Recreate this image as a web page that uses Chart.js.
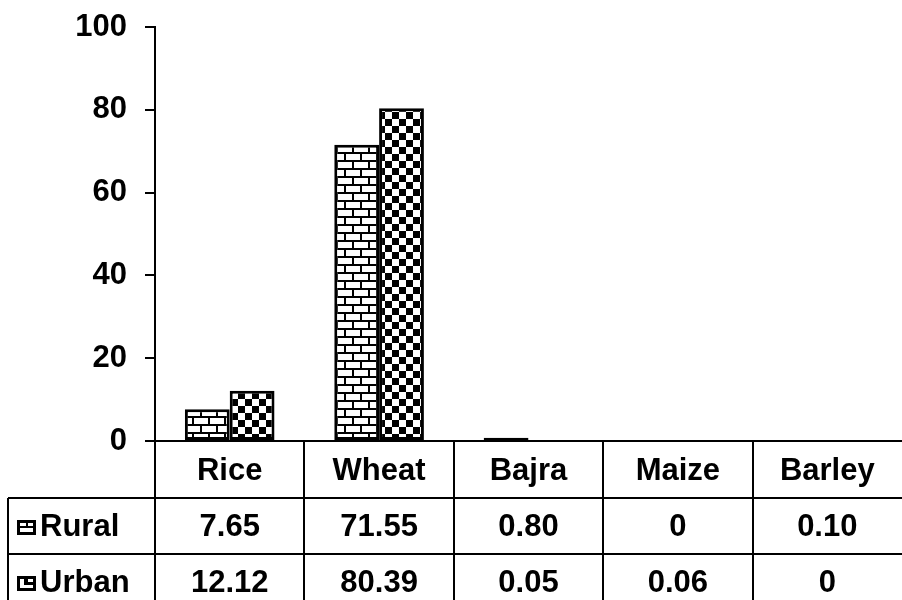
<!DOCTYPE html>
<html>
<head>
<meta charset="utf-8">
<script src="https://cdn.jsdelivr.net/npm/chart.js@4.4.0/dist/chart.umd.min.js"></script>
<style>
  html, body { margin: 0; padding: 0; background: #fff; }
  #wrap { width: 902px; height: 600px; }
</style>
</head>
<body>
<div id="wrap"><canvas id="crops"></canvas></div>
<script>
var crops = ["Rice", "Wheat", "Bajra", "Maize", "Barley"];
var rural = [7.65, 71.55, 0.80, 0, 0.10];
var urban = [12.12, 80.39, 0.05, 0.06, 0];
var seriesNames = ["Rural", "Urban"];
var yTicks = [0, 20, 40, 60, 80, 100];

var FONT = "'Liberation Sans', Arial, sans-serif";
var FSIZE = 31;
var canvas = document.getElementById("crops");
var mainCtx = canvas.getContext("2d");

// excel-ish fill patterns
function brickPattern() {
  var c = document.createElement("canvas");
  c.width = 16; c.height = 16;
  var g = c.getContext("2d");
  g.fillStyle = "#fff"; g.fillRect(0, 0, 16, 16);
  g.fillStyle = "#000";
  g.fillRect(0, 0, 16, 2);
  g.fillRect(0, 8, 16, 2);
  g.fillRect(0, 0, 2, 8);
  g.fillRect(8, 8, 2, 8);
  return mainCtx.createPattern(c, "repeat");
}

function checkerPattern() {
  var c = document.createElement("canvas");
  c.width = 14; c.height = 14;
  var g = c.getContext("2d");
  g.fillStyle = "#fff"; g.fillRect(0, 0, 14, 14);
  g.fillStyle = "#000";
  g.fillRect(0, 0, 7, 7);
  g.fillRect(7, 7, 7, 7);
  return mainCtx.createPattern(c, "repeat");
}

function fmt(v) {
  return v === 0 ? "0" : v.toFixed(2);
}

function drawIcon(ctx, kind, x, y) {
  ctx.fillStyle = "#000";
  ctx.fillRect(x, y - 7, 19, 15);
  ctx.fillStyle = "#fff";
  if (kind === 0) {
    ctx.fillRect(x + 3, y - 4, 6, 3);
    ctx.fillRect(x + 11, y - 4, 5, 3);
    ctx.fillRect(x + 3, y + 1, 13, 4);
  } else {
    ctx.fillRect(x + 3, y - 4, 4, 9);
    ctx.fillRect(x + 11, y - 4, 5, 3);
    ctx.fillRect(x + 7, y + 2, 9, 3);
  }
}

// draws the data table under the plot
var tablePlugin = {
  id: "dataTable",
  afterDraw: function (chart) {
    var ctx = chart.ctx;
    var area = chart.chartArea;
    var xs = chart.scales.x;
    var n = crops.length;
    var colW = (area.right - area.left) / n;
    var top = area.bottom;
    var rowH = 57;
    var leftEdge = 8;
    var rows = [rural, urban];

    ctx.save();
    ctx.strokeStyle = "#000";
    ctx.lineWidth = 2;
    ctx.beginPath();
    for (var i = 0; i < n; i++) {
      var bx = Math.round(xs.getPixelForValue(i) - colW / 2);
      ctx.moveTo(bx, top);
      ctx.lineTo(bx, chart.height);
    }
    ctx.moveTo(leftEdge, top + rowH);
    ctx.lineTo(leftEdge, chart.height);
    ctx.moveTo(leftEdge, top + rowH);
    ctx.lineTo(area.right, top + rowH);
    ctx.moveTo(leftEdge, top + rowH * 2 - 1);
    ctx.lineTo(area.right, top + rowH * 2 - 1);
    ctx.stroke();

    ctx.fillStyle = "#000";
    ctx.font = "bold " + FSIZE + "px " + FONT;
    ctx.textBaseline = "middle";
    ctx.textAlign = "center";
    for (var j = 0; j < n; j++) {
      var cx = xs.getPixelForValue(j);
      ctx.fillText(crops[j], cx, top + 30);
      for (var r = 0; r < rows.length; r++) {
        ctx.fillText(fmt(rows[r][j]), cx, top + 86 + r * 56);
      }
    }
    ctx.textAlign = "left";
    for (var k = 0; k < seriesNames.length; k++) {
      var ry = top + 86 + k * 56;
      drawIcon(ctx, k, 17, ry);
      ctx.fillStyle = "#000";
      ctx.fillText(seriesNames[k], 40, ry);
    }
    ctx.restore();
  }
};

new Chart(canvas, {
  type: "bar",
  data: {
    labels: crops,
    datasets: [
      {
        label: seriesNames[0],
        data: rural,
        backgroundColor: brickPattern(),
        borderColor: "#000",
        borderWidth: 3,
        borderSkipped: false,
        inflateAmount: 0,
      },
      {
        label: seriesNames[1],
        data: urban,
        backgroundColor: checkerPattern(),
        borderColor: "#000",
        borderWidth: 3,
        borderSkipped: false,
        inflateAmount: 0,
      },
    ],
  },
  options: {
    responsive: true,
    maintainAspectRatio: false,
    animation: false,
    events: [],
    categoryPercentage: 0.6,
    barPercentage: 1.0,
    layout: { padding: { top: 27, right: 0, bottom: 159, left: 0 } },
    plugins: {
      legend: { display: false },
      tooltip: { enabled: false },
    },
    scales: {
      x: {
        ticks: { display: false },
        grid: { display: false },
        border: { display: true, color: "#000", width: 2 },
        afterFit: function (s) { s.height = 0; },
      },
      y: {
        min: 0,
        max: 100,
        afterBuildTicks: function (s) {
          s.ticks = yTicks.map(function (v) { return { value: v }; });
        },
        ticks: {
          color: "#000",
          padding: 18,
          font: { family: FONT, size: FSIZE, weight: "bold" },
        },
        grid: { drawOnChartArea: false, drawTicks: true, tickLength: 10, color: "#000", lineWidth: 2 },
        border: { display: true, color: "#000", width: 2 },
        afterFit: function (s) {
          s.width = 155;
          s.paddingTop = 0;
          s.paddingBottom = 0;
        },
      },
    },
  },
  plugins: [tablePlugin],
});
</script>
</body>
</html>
==
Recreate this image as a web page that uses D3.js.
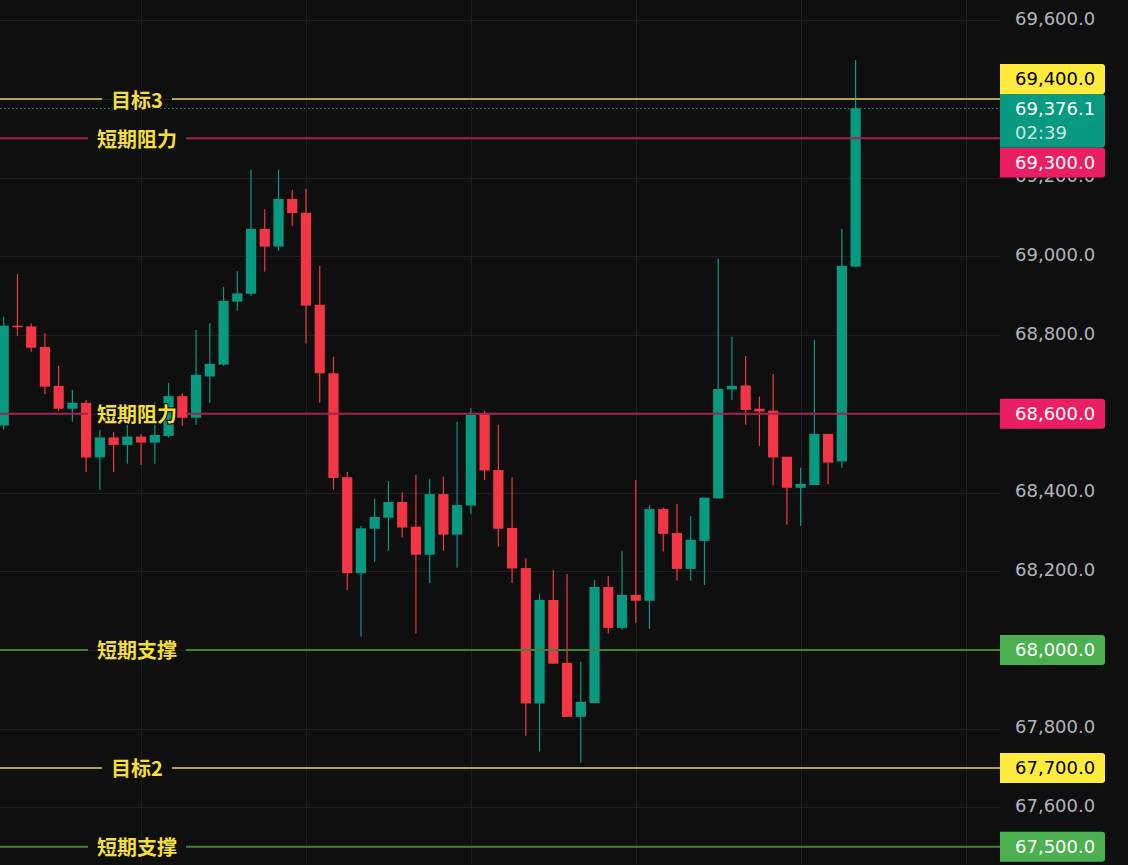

• _WHAT THE TASK ASKS_
Which lines in the records above contain the string "uses"? Copy each one.

• _SOLUTION TO THE EXERCISE_
Recreate this image as a web page that uses Chart.js.
Recreate this image as a web page that uses D3.js.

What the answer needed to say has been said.